#### PROVIDED INFORMATION
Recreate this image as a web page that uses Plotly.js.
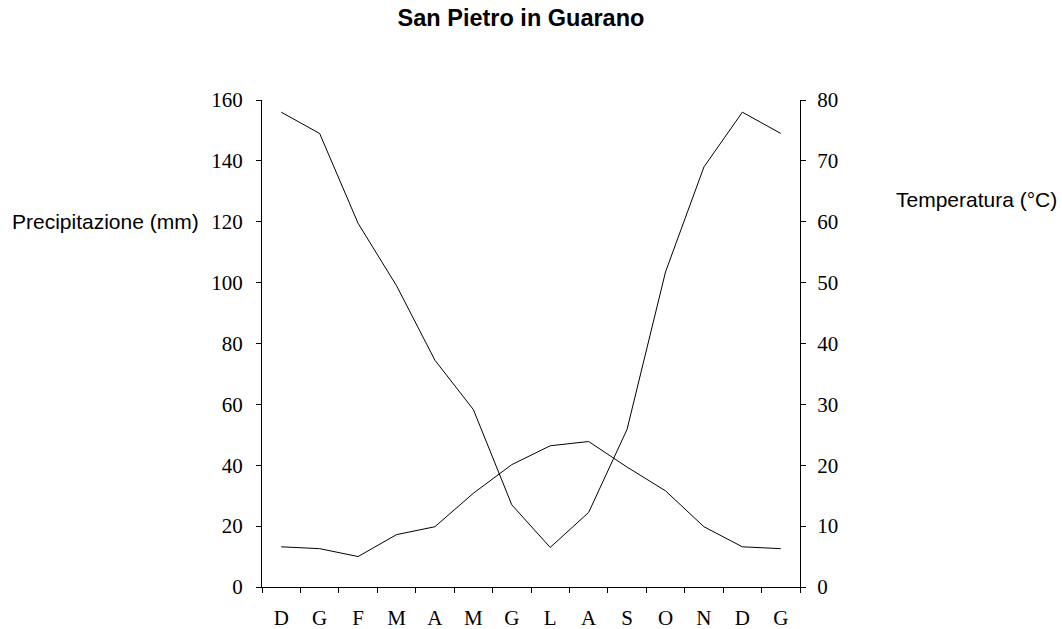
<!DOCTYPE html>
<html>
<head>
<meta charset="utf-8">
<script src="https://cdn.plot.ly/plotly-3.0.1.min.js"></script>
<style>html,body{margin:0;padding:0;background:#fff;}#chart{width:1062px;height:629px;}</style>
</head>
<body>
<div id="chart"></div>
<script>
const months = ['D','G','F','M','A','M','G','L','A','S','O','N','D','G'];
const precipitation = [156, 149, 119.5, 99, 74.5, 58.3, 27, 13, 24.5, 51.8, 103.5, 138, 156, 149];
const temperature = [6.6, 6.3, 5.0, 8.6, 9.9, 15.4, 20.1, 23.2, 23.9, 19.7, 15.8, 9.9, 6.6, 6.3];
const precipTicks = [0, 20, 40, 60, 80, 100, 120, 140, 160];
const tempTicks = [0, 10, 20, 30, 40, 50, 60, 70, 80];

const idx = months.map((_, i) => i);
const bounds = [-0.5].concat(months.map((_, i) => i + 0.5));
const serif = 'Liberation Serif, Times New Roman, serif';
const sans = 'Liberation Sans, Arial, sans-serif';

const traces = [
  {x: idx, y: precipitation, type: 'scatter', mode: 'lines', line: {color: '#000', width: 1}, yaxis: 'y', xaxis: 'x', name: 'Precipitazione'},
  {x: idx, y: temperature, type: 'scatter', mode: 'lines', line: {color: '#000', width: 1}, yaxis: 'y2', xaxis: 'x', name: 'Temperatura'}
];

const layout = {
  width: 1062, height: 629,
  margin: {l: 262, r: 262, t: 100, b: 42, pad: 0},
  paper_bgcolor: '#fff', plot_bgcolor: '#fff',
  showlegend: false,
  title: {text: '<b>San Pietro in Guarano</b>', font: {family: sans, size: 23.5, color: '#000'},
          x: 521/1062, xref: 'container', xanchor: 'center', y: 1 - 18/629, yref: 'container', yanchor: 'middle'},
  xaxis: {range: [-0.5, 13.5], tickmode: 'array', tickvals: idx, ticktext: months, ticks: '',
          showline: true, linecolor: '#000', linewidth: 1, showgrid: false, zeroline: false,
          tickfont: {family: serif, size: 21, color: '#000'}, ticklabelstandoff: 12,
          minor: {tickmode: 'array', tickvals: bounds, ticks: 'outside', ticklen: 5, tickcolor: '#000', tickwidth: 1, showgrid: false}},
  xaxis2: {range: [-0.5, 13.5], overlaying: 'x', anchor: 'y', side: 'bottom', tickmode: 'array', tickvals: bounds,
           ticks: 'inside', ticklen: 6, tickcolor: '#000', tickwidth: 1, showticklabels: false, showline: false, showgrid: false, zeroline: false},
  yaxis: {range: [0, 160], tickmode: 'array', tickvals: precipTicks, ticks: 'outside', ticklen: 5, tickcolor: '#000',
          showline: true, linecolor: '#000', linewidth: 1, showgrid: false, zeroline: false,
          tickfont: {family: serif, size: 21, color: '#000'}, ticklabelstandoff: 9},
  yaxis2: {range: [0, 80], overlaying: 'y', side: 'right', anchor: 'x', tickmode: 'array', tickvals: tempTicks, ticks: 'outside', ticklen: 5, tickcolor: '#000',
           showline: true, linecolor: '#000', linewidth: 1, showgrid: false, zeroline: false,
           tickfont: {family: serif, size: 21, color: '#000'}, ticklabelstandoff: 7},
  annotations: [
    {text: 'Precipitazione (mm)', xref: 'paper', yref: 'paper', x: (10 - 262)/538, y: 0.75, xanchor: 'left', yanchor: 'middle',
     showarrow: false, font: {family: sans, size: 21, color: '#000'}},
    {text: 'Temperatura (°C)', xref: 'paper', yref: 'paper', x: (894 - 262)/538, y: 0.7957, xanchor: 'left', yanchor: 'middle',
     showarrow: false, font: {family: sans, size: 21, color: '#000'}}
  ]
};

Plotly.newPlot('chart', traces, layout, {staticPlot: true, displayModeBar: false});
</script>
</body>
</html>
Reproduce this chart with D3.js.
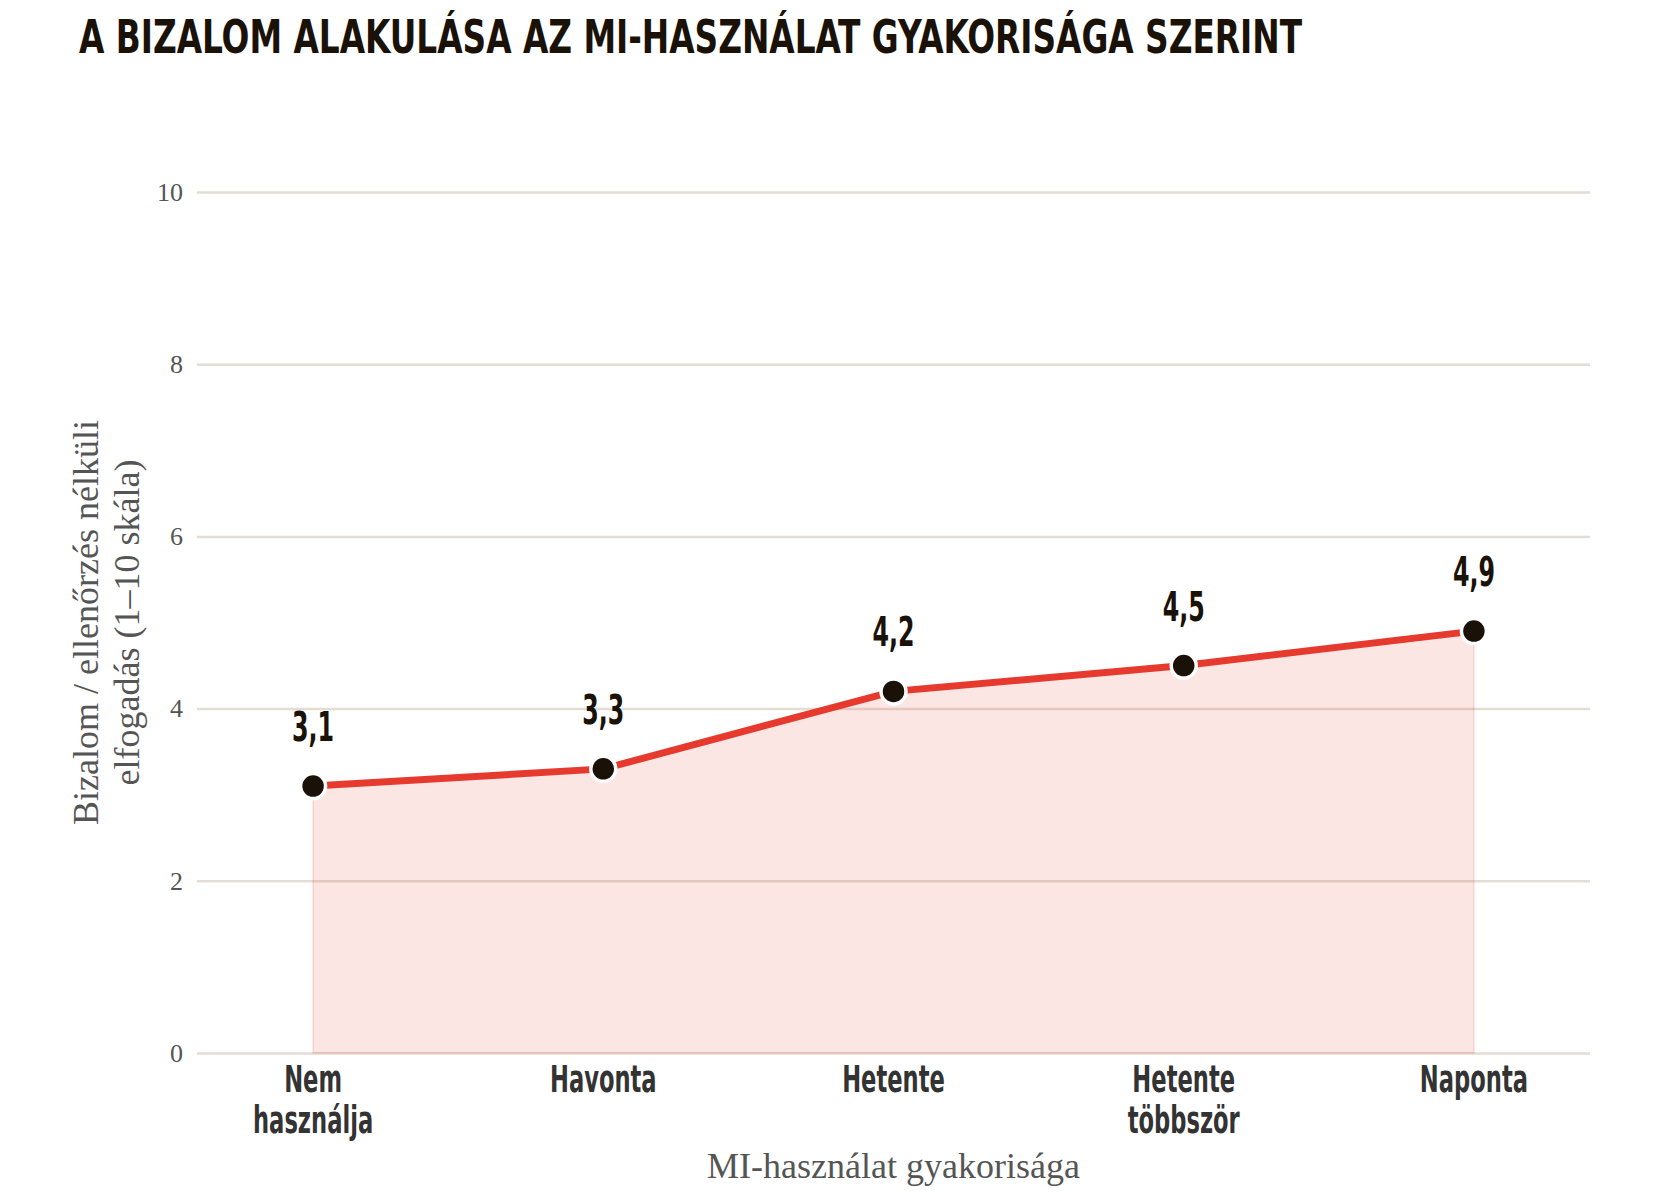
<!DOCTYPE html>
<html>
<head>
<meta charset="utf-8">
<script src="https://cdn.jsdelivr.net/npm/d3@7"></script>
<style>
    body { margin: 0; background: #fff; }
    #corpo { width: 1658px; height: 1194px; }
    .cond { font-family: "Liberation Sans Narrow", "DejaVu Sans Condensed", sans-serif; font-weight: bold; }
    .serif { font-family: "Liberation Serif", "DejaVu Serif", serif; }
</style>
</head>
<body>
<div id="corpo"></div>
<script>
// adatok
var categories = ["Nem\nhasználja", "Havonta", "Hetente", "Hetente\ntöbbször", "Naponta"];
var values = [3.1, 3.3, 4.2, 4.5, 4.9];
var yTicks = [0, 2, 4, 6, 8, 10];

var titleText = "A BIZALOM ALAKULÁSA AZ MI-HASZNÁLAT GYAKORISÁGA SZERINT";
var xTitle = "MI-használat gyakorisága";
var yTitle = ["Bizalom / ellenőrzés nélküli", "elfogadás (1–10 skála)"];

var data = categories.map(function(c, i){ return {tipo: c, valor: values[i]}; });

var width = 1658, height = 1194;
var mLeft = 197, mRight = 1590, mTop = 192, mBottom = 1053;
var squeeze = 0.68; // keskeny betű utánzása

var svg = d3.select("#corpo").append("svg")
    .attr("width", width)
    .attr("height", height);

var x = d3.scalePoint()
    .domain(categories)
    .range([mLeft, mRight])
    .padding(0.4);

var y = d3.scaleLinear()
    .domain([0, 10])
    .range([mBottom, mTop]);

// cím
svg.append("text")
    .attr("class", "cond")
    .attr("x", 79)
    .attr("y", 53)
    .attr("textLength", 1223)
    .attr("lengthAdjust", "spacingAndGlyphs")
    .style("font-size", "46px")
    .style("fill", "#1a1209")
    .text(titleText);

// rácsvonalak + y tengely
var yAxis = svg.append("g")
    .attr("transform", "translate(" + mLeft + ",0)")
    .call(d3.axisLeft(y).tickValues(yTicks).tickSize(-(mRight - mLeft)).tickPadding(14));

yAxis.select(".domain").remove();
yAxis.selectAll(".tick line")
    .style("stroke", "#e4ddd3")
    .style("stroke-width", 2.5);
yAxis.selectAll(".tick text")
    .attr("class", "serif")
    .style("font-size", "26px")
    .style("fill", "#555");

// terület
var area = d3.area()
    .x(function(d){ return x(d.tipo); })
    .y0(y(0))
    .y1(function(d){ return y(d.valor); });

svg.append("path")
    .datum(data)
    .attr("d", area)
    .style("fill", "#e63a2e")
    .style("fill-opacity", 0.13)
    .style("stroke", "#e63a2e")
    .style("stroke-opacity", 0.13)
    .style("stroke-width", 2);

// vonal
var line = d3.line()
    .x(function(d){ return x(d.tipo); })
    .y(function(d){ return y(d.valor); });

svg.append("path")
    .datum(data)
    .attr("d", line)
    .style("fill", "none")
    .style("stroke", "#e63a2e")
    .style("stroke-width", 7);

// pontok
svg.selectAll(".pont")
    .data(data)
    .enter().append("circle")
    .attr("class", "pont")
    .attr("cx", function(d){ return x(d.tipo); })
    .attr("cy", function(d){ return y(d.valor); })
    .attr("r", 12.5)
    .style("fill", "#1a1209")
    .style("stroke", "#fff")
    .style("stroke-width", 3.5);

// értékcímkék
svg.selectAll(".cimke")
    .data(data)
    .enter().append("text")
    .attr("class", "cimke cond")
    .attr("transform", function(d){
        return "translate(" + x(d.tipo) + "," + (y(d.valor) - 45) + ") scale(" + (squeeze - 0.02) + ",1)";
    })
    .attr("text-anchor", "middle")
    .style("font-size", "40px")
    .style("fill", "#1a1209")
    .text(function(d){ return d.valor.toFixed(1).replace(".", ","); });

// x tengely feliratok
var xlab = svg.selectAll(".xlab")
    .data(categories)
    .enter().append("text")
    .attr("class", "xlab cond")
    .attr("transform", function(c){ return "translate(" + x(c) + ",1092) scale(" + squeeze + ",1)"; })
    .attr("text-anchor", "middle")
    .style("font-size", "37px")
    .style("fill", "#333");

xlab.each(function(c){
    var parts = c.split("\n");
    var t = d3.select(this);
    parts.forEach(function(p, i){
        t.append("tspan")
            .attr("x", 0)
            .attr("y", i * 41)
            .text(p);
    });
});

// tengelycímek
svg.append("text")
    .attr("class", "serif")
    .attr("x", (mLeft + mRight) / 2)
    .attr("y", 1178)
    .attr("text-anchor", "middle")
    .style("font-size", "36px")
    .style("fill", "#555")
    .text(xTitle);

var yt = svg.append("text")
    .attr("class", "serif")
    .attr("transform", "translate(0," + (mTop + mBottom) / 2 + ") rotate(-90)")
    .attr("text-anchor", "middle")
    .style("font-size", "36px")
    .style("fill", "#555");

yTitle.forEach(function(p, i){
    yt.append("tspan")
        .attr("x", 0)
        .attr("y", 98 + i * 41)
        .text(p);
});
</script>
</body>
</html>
########
#### PROVIDED INFORMATION
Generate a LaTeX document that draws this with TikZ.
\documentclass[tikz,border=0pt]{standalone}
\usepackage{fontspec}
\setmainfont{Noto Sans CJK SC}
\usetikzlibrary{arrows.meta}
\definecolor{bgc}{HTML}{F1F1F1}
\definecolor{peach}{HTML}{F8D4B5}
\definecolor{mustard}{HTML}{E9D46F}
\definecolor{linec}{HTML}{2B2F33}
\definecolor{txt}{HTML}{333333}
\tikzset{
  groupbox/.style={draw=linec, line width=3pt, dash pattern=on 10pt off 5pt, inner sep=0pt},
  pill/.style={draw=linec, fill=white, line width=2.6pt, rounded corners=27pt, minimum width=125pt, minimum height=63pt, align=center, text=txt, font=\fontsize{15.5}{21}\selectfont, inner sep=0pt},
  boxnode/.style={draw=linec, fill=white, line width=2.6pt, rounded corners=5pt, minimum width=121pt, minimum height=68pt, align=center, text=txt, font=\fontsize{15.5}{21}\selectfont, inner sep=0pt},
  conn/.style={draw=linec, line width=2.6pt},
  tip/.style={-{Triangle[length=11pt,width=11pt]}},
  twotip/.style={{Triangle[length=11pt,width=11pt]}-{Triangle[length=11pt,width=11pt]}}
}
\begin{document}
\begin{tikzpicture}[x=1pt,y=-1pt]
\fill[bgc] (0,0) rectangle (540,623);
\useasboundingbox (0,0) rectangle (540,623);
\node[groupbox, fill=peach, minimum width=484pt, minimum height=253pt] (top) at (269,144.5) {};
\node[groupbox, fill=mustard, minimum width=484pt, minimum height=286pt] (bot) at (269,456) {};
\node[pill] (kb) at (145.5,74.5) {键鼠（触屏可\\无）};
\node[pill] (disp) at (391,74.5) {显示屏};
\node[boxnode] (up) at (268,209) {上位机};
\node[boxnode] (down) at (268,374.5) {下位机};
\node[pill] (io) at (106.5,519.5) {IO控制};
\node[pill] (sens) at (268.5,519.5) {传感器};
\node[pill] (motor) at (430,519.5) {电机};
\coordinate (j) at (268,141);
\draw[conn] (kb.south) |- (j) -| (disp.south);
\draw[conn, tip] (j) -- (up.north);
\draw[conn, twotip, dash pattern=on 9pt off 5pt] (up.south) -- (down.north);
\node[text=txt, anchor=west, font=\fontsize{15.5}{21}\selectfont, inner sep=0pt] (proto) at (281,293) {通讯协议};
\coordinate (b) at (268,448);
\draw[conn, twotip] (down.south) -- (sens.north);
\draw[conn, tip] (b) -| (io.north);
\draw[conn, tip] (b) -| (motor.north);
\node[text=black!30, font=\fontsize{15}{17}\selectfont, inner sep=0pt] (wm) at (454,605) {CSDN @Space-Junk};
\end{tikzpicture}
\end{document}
########
SHORT PROBLEM
Using the data above, copy each line that contains "chart".

RESULT FOR THIS EXERCISE
<style>html,body{margin:0;padding:0;background:#fff;}#chart{width:1062px;height:629px;}</style>
<div id="chart"></div>
Plotly.newPlot('chart', traces, layout, {staticPlot: true, displayModeBar: false});
Reproduce this chart with D3.js.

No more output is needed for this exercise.